Transparency of Defendants' Communications
The court concluded that the communications sent by Standard Mortgage to Robinson were clear and did not mislead her regarding the costs of force-placed insurance. The letters from Standard Mortgage explicitly informed Robinson of the consequences of failing to maintain her insurance coverage, including the imposition of significantly higher premiums for force-placed insurance. The court noted that Robinson was made aware of the premium amounts and the rationale behind them, which undermined her claims of deception. It reasoned that the transparency in the communications contradicted any assertion of fraudulent intent, as the letters adequately conveyed that higher costs would result from her inaction.
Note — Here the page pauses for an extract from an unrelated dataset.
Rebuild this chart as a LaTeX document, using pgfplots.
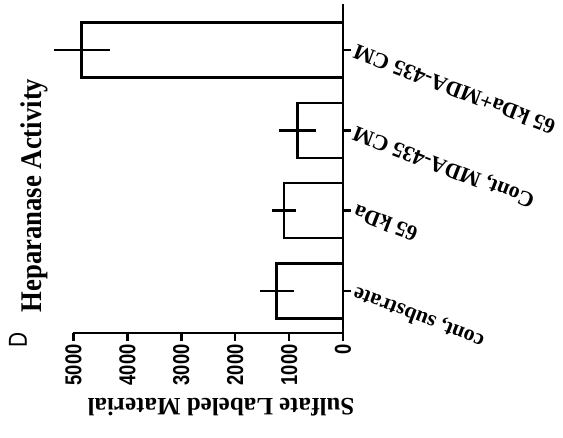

Given this clarity, the court found no basis for Robinson's allegations of fraud, thereby supporting the dismissal of her claims.
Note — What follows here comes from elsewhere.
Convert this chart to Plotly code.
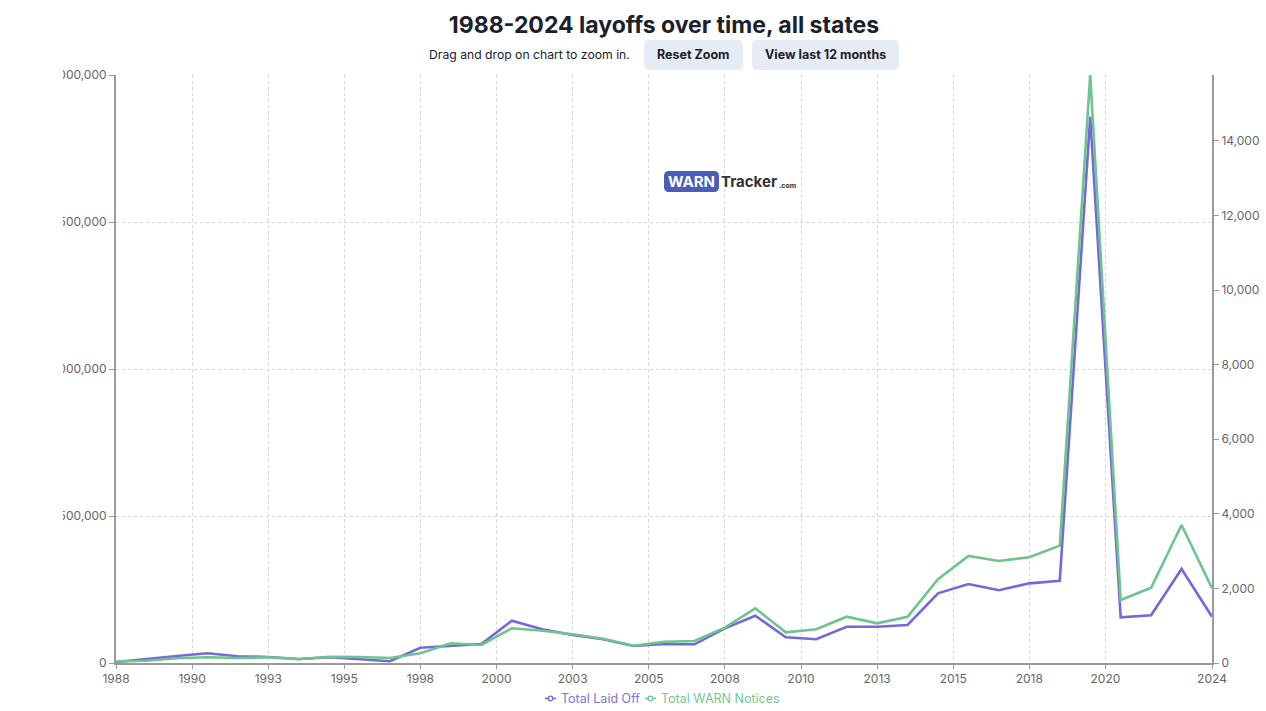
import plotly.graph_objects as go

years = list(range(1988, 2025))
total_laid_off = [3000, 14600, 23800, 33000, 22800, 20400, 13600, 19400, 13600, 5800,
                  52000, 57800, 64600, 143900, 114600, 95200, 80600, 57800, 64600, 63600,
                  118000, 160900, 87400, 80600, 123500, 123500, 129200, 237000, 268700, 247300,
                  271000, 280000, 1858000, 155400, 162200, 319700, 157500]
total_warn_notices = [40, 62, 126, 153, 134, 153, 99, 169, 161, 134,
                      260, 528, 483, 930, 866, 769, 651, 464, 571, 590,
                      946, 1467, 823, 904, 1241, 1064, 1241, 2244, 2869, 2735,
                      2834, 3145, 15765, 1689, 2019, 3700, 2003]
x_tickvals = [1988, 1990.5, 1993, 1995.5, 1998, 2000.5, 2003, 2005.5, 2008, 2010.5,
              2013, 2015.5, 2018, 2020.5, 2024]
x_ticktext = ["1988", "1990", "1993", "1995", "1998", "2000", "2003", "2005", "2008", "2010",
              "2013", "2015", "2018", "2020", "2024"]
left_ticks = [0, 500000, 1000000, 1500000, 2000000]
right_ticks = [0, 2000, 4000, 6000, 8000, 10000, 12000, 14000]
series_names = ["Total Laid Off", "Total WARN Notices"]

PURPLE = "#7568da"
GREEN = "#6ec48c"
W, H = 1266, 711
L, R, T, B = 116, 1212, 75, 663


def px(x):
    return (x - L) / (R - L)


def py(y):
    return (B - y) / (B - T)


def rrect(x0, y0, x1, y1, r):
    X0, X1 = px(x0), px(x1)
    Y0, Y1 = py(y0), py(y1)  # Y0 top (larger), Y1 bottom
    rx = r / (R - L)
    ry = r / (B - T)
    return (f"M{X0+rx},{Y0} L{X1-rx},{Y0} Q{X1},{Y0} {X1},{Y0-ry} "
            f"L{X1},{Y1+ry} Q{X1},{Y1} {X1-rx},{Y1} L{X0+rx},{Y1} "
            f"Q{X0},{Y1} {X0},{Y1+ry} L{X0},{Y0-ry} Q{X0},{Y0} {X0+rx},{Y0} Z")


fig = go.Figure()
fig.add_trace(go.Scatter(x=years, y=total_laid_off, mode="lines", name=series_names[0],
                         line=dict(color=PURPLE, width=2.6), showlegend=False, yaxis="y"))
fig.add_trace(go.Scatter(x=years, y=total_warn_notices, mode="lines", name=series_names[1],
                         line=dict(color=GREEN, width=2.6), showlegend=False, yaxis="y2"))

tickfont = dict(family="Inter, Roboto, sans-serif", size=12, color="#666666")
shapes = []
annotations = []
# clip the left tick labels like the reference
shapes.append(dict(type="rect", xref="paper", yref="paper", x0=px(-5), x1=px(63),
                   y0=py(700), y1=py(60), fillcolor="white", line=dict(width=0), layer="above"))
# buttons
shapes.append(dict(type="path", xref="paper", yref="paper", path=rrect(644, 40, 743, 70, 5),
                   fillcolor="#e6ecf4", line=dict(width=0), layer="above"))
shapes.append(dict(type="path", xref="paper", yref="paper", path=rrect(752, 40, 899, 70, 5),
                   fillcolor="#e6ecf4", line=dict(width=0), layer="above"))
# logo box
shapes.append(dict(type="path", xref="paper", yref="paper", path=rrect(664, 171, 719, 192, 5),
                   fillcolor="#4c5db7", line=dict(width=0), layer="above"))

# custom legend (small line+circle symbols, coloured text)
legend_items = [(545, series_names[0], PURPLE, "#7f74d8"),
                (645, series_names[1], GREEN, "#74c790")]
LY = 698.5
for x0, name, col, tcol in legend_items:
    shapes.append(dict(type="line", xref="paper", yref="paper", x0=px(x0), x1=px(x0 + 11),
                       y0=py(LY), y1=py(LY), line=dict(color=col, width=1.5), layer="above"))
    shapes.append(dict(type="circle", xref="paper", yref="paper", x0=px(x0 + 3.2), x1=px(x0 + 7.8),
                       y0=py(LY + 2.3), y1=py(LY - 2.3), fillcolor="white",
                       line=dict(color=col, width=1.3), layer="above"))
    annotations.append(dict(text=name, xref="paper", yref="paper", x=px(x0 + 14), y=py(LY),
                            xanchor="left", yanchor="middle", showarrow=False,
                            font=dict(family="Inter, sans-serif", size=12.5, color=tcol)))

annotations.append(dict(text="Drag and drop on chart to zoom in.", xref="paper", yref="paper",
                        x=px(632), y=py(55), xanchor="right", yanchor="middle", showarrow=False,
                        font=dict(family="Inter, sans-serif", size=12.2, color="#1a202c")))
annotations.append(dict(text="<b>Reset Zoom</b>", xref="paper", yref="paper",
                        x=px(693.5), y=py(55), xanchor="center", yanchor="middle", showarrow=False,
                        font=dict(family="Inter, sans-serif", size=12.5, color="#1a202c")))
annotations.append(dict(text="<b>View last 12 months</b>", xref="paper", yref="paper",
                        x=px(825.5), y=py(55), xanchor="center", yanchor="middle", showarrow=False,
                        font=dict(family="Inter, sans-serif", size=12.5, color="#1a202c")))
annotations.append(dict(text="<b>WARN</b>", xref="paper", yref="paper",
                        x=px(691.5), y=py(181.5), xanchor="center", yanchor="middle", showarrow=False,
                        font=dict(family="Inter, sans-serif", size=15, color="white")))
annotations.append(dict(text="<b>Tracker</b>", xref="paper", yref="paper",
                        x=px(719), y=py(181.5), xanchor="left", yanchor="middle", showarrow=False,
                        font=dict(family="Inter, sans-serif", size=15, color="#333333")))
annotations.append(dict(text="<b>.com</b>", xref="paper", yref="paper",
                        x=px(777), y=py(185), xanchor="left", yanchor="middle", showarrow=False,
                        font=dict(family="Inter, sans-serif", size=7, color="#333333")))

fig.update_layout(
    width=W, height=H,
    margin=dict(l=L, r=W - R, t=T, b=H - B, pad=0, autoexpand=False),
    paper_bgcolor="white", plot_bgcolor="white",
    title=dict(text="<b>1988-2024 layoffs over time, all states</b>", x=0.5, xanchor="center",
               y=1 - 25 / H, yanchor="middle", xref="paper",
               font=dict(family="Inter, sans-serif", size=23, color="#1a202c")),
    xaxis=dict(range=[1988, 2024], tickvals=x_tickvals, ticktext=x_ticktext,
               showgrid=True, gridcolor="#d6d6d6", griddash="3px,3px", gridwidth=1,
               showline=True, linecolor="#9a9a9a", linewidth=2, ticks="outside", ticklen=4,
               tickcolor="#9a9a9a", tickfont=tickfont, zeroline=False, automargin=False),
    yaxis=dict(range=[0, 2000000], tickvals=left_ticks, tickformat=",",
               showgrid=True, gridcolor="#d6d6d6", griddash="3px,3px", gridwidth=1,
               showline=True, linecolor="#9a9a9a", linewidth=2, ticks="outside", ticklen=5,
               tickcolor="#9a9a9a", tickfont=tickfont, zeroline=False, automargin=False),
    yaxis2=dict(range=[0, max(total_warn_notices)], tickvals=right_ticks, tickformat=",",
                overlaying="y", side="right", showgrid=False,
                showline=True, linecolor="#9a9a9a", linewidth=2, ticks="outside", ticklen=5,
                tickcolor="#9a9a9a", tickfont=tickfont, zeroline=False, automargin=False),
    shapes=shapes, annotations=annotations,
    showlegend=False,
)

fig.write_html("out.html")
Inadequacy of Honest Services Fraud Claims
The court assessed Robinson's claims of honest services fraud and found them insufficient due to a lack of specific allegations regarding any deceptive scheme. It noted that Robinson alleged that Standard Mortgage had a duty to ensure continuous insurance coverage but failed to provide concrete examples of how the defendants misused their position to extract kickbacks. The court highlighted that Robinson's claims shared the same deficiencies as her mail and wire fraud allegations, namely the absence of a plausible scheme intended to deceive. Without clear factual support for the alleged breach of duty or a scheme to defraud, the court dismissed the honest services fraud claims alongside the other fraud allegations.
Failure to Establish Extortion Claims
The court also found that Robinson's allegations of extortion, as defined under the Hobbs Act, were vague and failed to meet the necessary legal standards. It pointed out that Robinson did not provide specific instances of coercive conduct by Standard Mortgage or SM Insurance to induce payment of inflated premiums. Instead, her claims relied on broad assertions that the defendants used the threat of default and foreclosure to compel payment. The court determined that such general claims lacked factual support and did not establish a plausible case of extortion. As a result, the court dismissed the extortion claims due to the absence of well-pleaded allegations that could demonstrate a violation of the Hobbs Act.
Causation and Injury
The court found that Robinson did not plausibly allege that her injuries were caused by the defendants' alleged fraudulent conduct. It explained that for a RICO claim to succeed, a plaintiff must demonstrate that the alleged violations were the actual and proximate cause of the injuries suffered. Robinson's claims were based on her assertion that she would have acted differently had she known about the kickbacks, but the court noted that her prior knowledge of the cost of insurance and the options available to her undermined this assertion. The court emphasized that Robinson had multiple opportunities to obtain her own insurance at a lower cost and that she chose not to take action, which contributed to her situation. Consequently, the court determined that Robinson's injuries were not sufficiently linked to the defendants' conduct, leading to the dismissal of her RICO claims.